Biden äußerte, man habe sich „eng“ mit der neuen Administration abgestimmt, denn die müsse die Vereinbarung künftig ja auch verwalten. Doch auf die Frage einer Journalistin am Nachmittag, wem die Anerkennung für die Vereinbarung gebühre, Biden oder Trump, antwortete er trocken: „Ist das ein Witz?“

Trump freilich schrieb sich den Erfolg am Mittwoch schon auf die Fahnen, als sich das Weiße Haus noch gar nicht geäußert hatte. Auf „Truth Social“ äußerte er, die „epische“ Vereinbarung habe nur nach seinem Wahlsieg zustandekommen können. Er habe „der ganzen Welt“ zu verstehen gegeben, dass seine Regierung nach Frieden und Sicherheit für alle Amerikaner strebe. Man habe „schon so viel erreicht, dabei sind wir noch gar nicht im Weißen Haus“, schrieb Trump weiter. Er hatte angekündigt, im Nahen Osten werde „die Hölle losbrechen“, sollte die Hamas die Geiseln nicht bis zu seinem Amtsantritt am kommenden Montag freilassen.

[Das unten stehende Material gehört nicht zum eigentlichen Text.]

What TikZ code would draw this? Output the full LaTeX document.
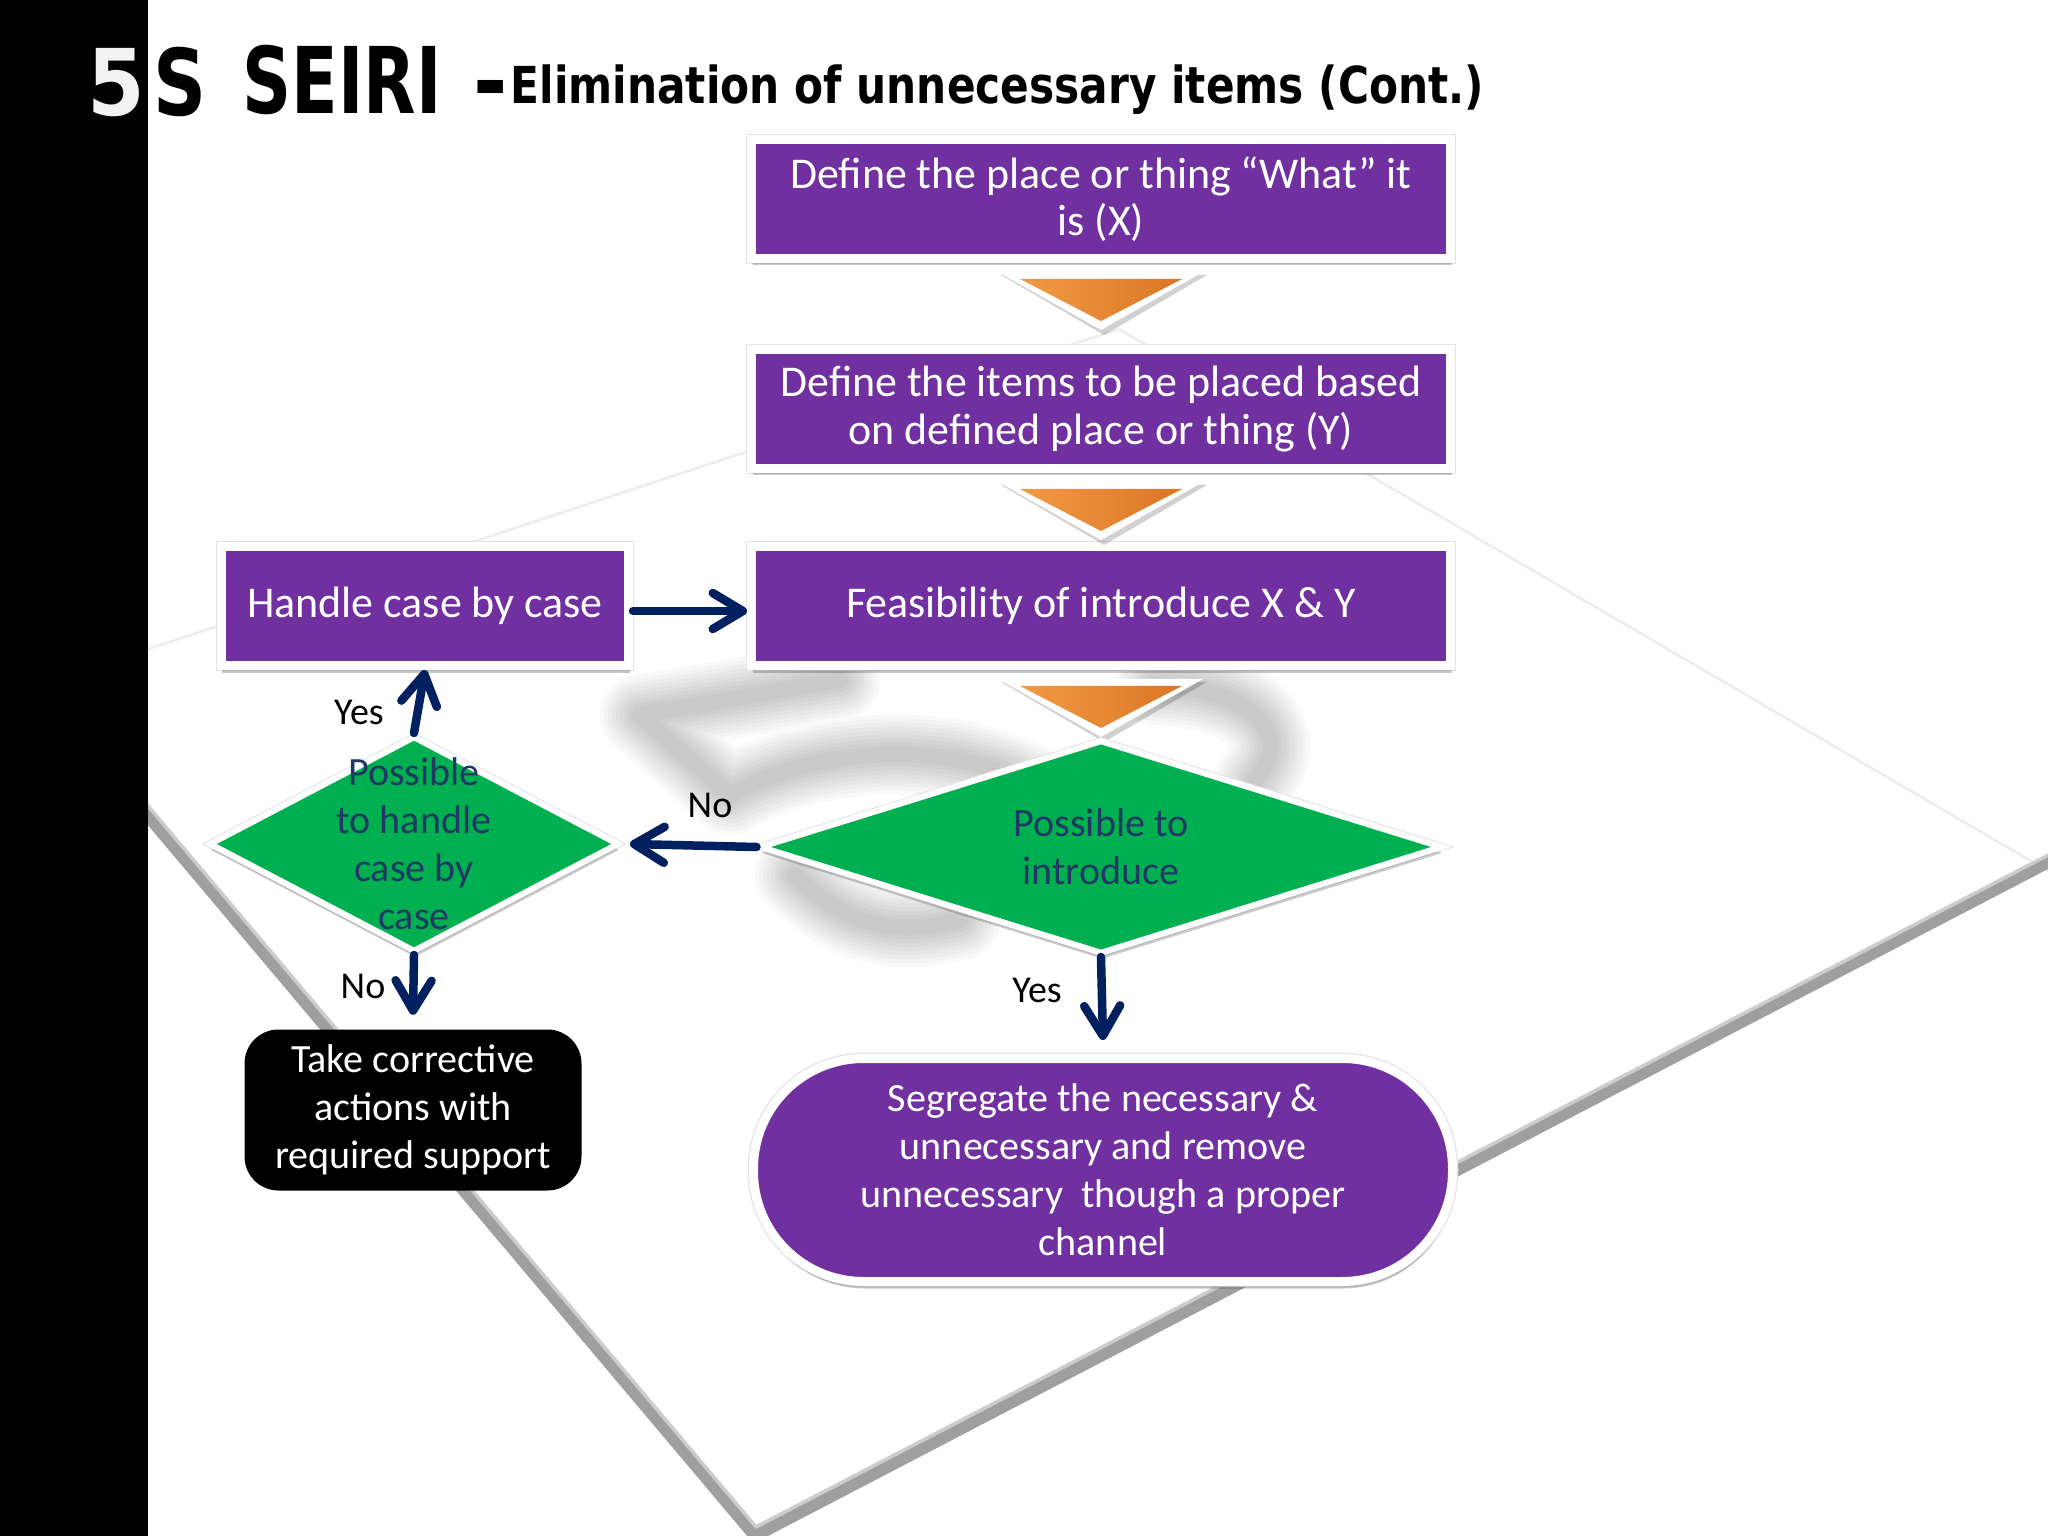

Biden hob in seiner Darstellung hervor, die Vereinbarung entspreche größtenteils einem Entwurf seiner Regierung aus dem Mai vergangenen Jahres. Der Sender CNN zitierte einen ranghohen Regierungsbeamten jedoch mit den Worten, die Zusammenarbeit der beiden Präsidenten in dieser Sache sei „beinahe beispiellos“ gewesen. Ein äußert seltener Schulterschluss zweier politischer Rivalen.

Bidens Nahostkoordinator Brett McGurk hatte sich wochenlang in Qatar aufgehalten, um eine endgültige Einigung voranzutreiben. Auf die letzten Meter dann stieß Trumps künftiger Nahostgesandter Steve Witkoff dazu, der sich am Samstag mit dem israelischen Ministerpräsidenten Benjamin Netanjahu getroffen und McGurk telefonisch dazu geschaltet hatte. Israelische Medien berichten am Mittwoch unter Berufung auf arabische Beamte, dieses Treffen sei der „Durchbruch“ gewesen. So dürften sich beide Männer den Erfolg selbst zuschreiben, Biden zum Ende und Trump noch vor Beginn seiner Amtszeit.